══ Raw data ══
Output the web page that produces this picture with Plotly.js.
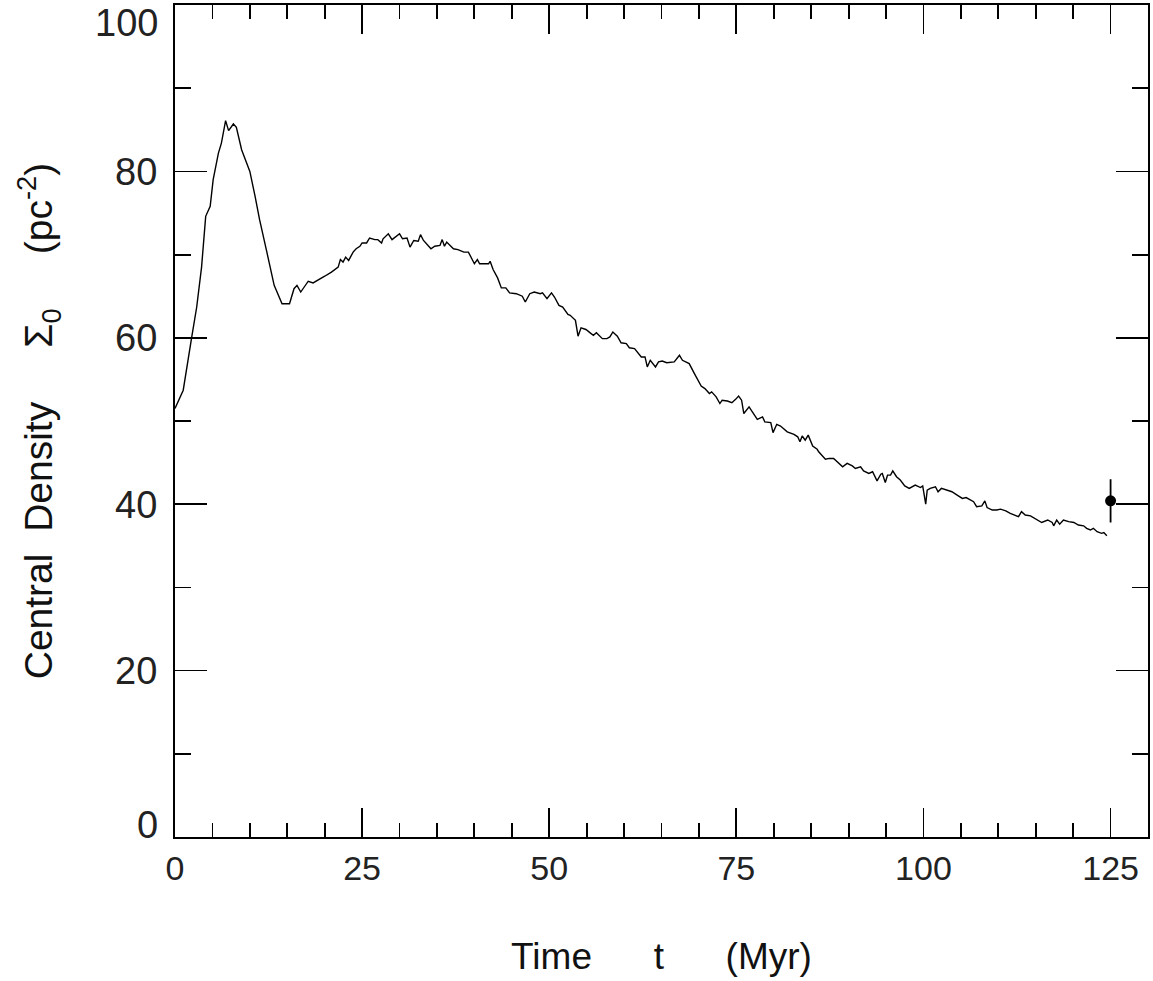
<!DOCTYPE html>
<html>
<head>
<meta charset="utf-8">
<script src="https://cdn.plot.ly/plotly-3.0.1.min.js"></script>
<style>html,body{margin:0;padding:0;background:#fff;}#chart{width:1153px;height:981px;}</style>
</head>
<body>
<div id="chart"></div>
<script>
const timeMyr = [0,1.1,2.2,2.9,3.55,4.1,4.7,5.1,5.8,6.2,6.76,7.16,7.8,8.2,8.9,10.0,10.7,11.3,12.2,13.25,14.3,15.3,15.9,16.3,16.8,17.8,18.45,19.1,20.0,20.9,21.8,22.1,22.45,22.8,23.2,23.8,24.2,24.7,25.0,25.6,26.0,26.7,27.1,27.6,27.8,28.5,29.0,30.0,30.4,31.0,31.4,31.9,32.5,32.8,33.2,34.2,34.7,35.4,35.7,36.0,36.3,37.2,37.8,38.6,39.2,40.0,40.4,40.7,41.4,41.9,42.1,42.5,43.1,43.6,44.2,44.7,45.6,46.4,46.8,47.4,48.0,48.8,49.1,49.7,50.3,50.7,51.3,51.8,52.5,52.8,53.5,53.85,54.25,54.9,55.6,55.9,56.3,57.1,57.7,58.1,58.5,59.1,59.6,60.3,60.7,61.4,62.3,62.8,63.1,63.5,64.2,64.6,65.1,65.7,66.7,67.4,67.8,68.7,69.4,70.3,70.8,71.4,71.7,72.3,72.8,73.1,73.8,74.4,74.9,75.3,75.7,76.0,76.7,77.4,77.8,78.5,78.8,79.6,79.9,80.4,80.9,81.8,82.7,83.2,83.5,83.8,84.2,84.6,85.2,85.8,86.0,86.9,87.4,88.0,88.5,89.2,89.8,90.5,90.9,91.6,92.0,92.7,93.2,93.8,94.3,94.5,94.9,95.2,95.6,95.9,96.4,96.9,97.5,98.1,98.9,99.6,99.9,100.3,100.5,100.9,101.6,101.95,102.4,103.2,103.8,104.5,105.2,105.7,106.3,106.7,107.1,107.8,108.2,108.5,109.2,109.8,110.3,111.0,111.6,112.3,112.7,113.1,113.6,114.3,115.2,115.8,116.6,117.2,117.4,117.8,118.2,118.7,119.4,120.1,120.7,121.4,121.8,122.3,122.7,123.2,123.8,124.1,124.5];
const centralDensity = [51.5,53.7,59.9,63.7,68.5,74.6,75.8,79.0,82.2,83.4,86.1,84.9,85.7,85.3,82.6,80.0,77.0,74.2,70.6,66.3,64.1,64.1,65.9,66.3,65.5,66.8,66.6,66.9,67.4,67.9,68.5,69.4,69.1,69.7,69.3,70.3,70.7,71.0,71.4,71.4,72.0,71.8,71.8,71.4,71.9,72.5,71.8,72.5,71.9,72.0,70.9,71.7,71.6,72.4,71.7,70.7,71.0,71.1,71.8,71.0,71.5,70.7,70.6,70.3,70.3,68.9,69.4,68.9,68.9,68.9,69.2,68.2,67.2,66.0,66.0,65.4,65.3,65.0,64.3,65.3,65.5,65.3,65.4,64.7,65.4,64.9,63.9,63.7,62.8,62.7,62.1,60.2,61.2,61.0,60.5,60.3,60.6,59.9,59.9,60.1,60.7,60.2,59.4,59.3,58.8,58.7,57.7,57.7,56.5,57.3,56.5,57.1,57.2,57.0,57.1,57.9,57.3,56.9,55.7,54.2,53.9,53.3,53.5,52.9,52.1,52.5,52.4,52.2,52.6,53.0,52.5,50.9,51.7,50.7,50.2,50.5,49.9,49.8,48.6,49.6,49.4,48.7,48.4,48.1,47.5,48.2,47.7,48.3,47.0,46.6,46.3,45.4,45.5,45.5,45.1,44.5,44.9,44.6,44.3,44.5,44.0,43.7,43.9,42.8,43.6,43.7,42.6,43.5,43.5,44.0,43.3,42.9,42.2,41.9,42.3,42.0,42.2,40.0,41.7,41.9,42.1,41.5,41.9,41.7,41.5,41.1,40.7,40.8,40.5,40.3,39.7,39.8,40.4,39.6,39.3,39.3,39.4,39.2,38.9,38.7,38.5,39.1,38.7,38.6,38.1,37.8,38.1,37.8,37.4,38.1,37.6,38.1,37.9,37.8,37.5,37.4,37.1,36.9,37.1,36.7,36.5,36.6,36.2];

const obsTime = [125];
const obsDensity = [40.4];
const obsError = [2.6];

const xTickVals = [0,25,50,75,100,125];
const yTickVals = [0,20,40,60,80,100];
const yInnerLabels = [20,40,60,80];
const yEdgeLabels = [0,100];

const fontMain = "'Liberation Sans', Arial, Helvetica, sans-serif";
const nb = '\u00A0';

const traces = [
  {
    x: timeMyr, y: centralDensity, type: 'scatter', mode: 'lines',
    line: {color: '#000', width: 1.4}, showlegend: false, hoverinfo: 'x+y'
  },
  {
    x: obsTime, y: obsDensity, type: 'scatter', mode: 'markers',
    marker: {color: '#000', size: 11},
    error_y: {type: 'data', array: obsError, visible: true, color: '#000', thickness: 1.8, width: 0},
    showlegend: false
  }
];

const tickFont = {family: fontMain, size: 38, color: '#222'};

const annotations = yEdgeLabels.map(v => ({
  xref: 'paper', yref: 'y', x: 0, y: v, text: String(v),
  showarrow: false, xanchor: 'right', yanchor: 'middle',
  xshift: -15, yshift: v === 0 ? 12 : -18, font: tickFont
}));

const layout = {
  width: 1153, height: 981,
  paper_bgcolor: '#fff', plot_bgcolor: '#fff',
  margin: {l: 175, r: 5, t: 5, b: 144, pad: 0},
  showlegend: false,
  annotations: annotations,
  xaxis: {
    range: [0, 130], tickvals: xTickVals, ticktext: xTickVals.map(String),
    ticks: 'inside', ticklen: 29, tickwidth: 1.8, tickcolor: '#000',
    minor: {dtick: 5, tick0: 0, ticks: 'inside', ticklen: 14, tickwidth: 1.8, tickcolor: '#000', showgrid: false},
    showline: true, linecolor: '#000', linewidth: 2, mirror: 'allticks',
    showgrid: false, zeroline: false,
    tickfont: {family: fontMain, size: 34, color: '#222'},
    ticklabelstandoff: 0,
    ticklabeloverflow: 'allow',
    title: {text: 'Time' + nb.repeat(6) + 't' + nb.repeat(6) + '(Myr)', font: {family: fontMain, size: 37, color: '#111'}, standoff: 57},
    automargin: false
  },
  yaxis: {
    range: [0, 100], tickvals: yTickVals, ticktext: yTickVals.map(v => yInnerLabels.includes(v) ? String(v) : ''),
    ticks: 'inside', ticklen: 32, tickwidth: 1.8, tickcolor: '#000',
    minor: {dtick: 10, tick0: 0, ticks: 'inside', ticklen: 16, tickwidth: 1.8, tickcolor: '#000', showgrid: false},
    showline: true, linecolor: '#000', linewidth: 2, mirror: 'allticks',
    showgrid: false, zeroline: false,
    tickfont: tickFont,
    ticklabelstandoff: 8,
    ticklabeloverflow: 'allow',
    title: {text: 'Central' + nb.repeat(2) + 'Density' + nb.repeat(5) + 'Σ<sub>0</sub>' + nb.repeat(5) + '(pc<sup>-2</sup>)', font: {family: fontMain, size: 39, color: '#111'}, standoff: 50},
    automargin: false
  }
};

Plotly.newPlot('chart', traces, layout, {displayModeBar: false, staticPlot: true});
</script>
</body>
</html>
═══
══ Raw data ══
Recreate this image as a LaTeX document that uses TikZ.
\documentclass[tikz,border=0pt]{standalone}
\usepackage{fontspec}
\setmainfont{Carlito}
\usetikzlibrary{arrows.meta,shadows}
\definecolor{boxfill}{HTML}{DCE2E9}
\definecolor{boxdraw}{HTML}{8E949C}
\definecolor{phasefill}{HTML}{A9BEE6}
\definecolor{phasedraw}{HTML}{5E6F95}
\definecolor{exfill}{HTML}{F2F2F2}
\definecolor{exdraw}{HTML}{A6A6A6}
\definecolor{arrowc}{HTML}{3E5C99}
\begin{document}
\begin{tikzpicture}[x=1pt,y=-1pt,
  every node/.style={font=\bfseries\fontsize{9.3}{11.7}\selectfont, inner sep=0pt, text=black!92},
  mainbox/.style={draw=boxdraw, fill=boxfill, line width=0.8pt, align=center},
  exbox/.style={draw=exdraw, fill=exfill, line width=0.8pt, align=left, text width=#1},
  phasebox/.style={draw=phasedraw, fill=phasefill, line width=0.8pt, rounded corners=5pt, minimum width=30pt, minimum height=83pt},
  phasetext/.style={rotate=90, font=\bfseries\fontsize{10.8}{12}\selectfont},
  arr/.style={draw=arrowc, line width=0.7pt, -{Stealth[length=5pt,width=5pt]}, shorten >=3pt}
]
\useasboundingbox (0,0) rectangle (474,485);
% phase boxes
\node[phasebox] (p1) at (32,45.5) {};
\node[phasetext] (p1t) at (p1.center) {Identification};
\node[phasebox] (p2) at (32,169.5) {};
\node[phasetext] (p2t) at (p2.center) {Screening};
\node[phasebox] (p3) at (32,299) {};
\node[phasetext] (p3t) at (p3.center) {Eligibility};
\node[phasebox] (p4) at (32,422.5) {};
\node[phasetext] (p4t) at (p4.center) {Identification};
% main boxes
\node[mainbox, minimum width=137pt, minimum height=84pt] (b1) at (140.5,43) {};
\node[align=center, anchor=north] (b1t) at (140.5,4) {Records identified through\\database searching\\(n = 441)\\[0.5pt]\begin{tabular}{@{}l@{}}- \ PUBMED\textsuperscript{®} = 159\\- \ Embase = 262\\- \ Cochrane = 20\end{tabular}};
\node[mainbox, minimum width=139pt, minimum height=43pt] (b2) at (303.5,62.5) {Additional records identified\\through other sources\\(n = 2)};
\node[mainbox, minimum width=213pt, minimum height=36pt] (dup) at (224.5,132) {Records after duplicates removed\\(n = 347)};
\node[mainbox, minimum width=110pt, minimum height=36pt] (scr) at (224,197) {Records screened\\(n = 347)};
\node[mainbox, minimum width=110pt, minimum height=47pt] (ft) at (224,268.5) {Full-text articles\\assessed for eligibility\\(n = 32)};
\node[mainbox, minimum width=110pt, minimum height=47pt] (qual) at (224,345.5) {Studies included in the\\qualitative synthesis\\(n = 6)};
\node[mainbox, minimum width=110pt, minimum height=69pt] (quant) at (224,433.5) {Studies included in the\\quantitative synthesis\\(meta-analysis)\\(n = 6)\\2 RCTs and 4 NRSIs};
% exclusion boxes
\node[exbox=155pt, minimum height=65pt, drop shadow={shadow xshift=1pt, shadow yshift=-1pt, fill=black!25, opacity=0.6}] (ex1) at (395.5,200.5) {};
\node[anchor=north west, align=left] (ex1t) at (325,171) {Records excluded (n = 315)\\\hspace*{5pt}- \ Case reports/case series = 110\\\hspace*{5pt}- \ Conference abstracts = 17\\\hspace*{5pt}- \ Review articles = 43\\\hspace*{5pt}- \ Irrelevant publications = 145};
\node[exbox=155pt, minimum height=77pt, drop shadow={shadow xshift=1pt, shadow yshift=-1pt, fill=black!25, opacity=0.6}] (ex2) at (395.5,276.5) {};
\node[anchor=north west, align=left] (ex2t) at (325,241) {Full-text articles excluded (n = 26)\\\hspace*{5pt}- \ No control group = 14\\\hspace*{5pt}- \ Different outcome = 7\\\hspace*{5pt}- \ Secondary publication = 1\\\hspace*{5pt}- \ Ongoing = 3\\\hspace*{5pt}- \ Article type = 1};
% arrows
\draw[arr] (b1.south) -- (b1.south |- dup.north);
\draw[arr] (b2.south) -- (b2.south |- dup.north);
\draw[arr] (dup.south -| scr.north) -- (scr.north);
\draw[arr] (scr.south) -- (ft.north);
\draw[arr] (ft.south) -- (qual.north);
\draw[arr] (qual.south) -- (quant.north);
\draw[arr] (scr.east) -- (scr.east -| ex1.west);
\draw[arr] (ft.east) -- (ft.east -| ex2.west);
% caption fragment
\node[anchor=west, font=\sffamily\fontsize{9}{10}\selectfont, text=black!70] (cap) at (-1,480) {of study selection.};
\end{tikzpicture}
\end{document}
═══
══ Raw data ══
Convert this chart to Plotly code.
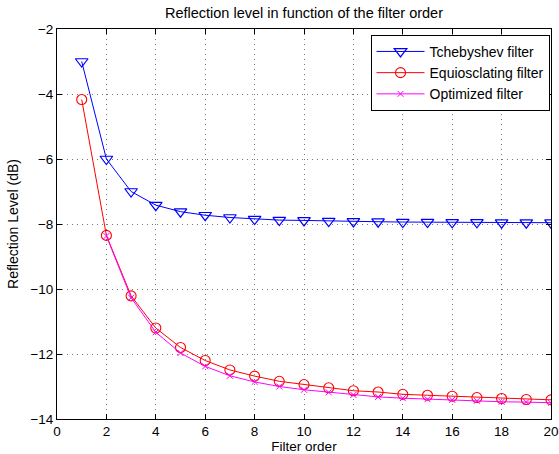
═══
◆ Exercise brief
Copy down every line of the material above that includes the string "this".

◆ Written answer
Output the web page that produces this picture with Plotly.js.
Recreate this image as a LaTeX document that uses TikZ.
Convert this chart to Plotly code.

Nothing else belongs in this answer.